═════ Provided material

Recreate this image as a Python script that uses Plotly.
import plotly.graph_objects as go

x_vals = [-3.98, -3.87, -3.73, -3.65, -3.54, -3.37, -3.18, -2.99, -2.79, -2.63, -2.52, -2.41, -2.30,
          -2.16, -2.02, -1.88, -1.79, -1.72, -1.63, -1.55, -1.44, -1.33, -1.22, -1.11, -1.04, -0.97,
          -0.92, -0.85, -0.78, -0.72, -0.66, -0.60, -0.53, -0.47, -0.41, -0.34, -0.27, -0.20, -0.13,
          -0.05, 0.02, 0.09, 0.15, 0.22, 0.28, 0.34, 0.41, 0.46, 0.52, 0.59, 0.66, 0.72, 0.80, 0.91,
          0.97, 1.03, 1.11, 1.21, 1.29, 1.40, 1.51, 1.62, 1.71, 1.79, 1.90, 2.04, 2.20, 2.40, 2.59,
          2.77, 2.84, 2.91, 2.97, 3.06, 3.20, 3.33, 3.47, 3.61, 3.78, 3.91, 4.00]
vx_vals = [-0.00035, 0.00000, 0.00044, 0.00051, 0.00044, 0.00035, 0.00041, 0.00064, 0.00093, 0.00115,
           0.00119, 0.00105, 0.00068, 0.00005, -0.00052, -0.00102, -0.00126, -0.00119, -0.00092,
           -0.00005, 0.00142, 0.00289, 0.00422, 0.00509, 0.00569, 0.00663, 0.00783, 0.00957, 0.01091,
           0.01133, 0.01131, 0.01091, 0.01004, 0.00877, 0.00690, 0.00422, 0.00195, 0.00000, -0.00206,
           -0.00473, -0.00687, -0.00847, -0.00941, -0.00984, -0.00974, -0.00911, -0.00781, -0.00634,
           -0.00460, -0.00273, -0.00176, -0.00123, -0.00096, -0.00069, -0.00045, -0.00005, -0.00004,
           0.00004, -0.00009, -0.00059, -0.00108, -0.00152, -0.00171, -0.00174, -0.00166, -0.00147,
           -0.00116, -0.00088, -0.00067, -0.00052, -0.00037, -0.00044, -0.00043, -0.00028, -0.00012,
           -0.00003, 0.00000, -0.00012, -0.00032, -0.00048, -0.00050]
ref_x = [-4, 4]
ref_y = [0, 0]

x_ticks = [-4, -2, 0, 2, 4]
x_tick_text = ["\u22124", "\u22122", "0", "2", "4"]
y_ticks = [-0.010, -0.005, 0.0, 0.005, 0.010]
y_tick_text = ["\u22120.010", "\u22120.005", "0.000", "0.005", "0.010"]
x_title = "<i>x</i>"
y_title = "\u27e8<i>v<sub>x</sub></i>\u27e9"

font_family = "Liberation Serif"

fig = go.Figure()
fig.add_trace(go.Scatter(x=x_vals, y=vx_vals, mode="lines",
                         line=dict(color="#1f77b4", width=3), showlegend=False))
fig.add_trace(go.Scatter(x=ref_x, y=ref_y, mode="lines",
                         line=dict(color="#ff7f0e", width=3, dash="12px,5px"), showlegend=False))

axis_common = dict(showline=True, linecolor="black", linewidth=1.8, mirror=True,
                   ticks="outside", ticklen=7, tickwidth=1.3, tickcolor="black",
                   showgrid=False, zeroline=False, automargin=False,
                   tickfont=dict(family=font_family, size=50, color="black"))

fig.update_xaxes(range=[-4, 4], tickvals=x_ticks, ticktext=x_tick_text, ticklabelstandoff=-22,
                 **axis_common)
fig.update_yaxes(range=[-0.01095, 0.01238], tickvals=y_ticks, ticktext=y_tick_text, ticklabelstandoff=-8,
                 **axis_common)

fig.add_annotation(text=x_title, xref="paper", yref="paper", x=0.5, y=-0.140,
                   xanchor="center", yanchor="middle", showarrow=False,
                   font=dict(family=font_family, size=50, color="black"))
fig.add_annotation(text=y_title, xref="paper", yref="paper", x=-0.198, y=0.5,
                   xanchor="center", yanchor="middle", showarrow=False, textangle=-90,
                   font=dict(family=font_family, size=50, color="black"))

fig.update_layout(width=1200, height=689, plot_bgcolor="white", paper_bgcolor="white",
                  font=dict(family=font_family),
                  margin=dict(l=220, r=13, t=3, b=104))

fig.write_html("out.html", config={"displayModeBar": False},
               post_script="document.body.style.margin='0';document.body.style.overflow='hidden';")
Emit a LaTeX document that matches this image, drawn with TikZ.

══════════

Copy the material above back out, exactly as written.

— Answer in full —
Recreate this image as a Python script that uses Plotly.
import plotly.graph_objects as go

x_vals = [-3.98, -3.87, -3.73, -3.65, -3.54, -3.37, -3.18, -2.99, -2.79, -2.63, -2.52, -2.41, -2.30,
          -2.16, -2.02, -1.88, -1.79, -1.72, -1.63, -1.55, -1.44, -1.33, -1.22, -1.11, -1.04, -0.97,
          -0.92, -0.85, -0.78, -0.72, -0.66, -0.60, -0.53, -0.47, -0.41, -0.34, -0.27, -0.20, -0.13,
          -0.05, 0.02, 0.09, 0.15, 0.22, 0.28, 0.34, 0.41, 0.46, 0.52, 0.59, 0.66, 0.72, 0.80, 0.91,
          0.97, 1.03, 1.11, 1.21, 1.29, 1.40, 1.51, 1.62, 1.71, 1.79, 1.90, 2.04, 2.20, 2.40, 2.59,
          2.77, 2.84, 2.91, 2.97, 3.06, 3.20, 3.33, 3.47, 3.61, 3.78, 3.91, 4.00]
vx_vals = [-0.00035, 0.00000, 0.00044, 0.00051, 0.00044, 0.00035, 0.00041, 0.00064, 0.00093, 0.00115,
           0.00119, 0.00105, 0.00068, 0.00005, -0.00052, -0.00102, -0.00126, -0.00119, -0.00092,
           -0.00005, 0.00142, 0.00289, 0.00422, 0.00509, 0.00569, 0.00663, 0.00783, 0.00957, 0.01091,
           0.01133, 0.01131, 0.01091, 0.01004, 0.00877, 0.00690, 0.00422, 0.00195, 0.00000, -0.00206,
           -0.00473, -0.00687, -0.00847, -0.00941, -0.00984, -0.00974, -0.00911, -0.00781, -0.00634,
           -0.00460, -0.00273, -0.00176, -0.00123, -0.00096, -0.00069, -0.00045, -0.00005, -0.00004,
           0.00004, -0.00009, -0.00059, -0.00108, -0.00152, -0.00171, -0.00174, -0.00166, -0.00147,
           -0.00116, -0.00088, -0.00067, -0.00052, -0.00037, -0.00044, -0.00043, -0.00028, -0.00012,
           -0.00003, 0.00000, -0.00012, -0.00032, -0.00048, -0.00050]
ref_x = [-4, 4]
ref_y = [0, 0]

x_ticks = [-4, -2, 0, 2, 4]
x_tick_text = ["\u22124", "\u22122", "0", "2", "4"]
y_ticks = [-0.010, -0.005, 0.0, 0.005, 0.010]
y_tick_text = ["\u22120.010", "\u22120.005", "0.000", "0.005", "0.010"]
x_title = "<i>x</i>"
y_title = "\u27e8<i>v<sub>x</sub></i>\u27e9"

font_family = "Liberation Serif"

fig = go.Figure()
fig.add_trace(go.Scatter(x=x_vals, y=vx_vals, mode="lines",
                         line=dict(color="#1f77b4", width=3), showlegend=False))
fig.add_trace(go.Scatter(x=ref_x, y=ref_y, mode="lines",
                         line=dict(color="#ff7f0e", width=3, dash="12px,5px"), showlegend=False))

axis_common = dict(showline=True, linecolor="black", linewidth=1.8, mirror=True,
                   ticks="outside", ticklen=7, tickwidth=1.3, tickcolor="black",
                   showgrid=False, zeroline=False, automargin=False,
                   tickfont=dict(family=font_family, size=50, color="black"))

fig.update_xaxes(range=[-4, 4], tickvals=x_ticks, ticktext=x_tick_text, ticklabelstandoff=-22,
                 **axis_common)
fig.update_yaxes(range=[-0.01095, 0.01238], tickvals=y_ticks, ticktext=y_tick_text, ticklabelstandoff=-8,
                 **axis_common)

fig.add_annotation(text=x_title, xref="paper", yref="paper", x=0.5, y=-0.140,
                   xanchor="center", yanchor="middle", showarrow=False,
                   font=dict(family=font_family, size=50, color="black"))
fig.add_annotation(text=y_title, xref="paper", yref="paper", x=-0.198, y=0.5,
                   xanchor="center", yanchor="middle", showarrow=False, textangle=-90,
                   font=dict(family=font_family, size=50, color="black"))

fig.update_layout(width=1200, height=689, plot_bgcolor="white", paper_bgcolor="white",
                  font=dict(family=font_family),
                  margin=dict(l=220, r=13, t=3, b=104))

fig.write_html("out.html", config={"displayModeBar": False},
               post_script="document.body.style.margin='0';document.body.style.overflow='hidden';")
Emit a LaTeX document that matches this image, drawn with TikZ.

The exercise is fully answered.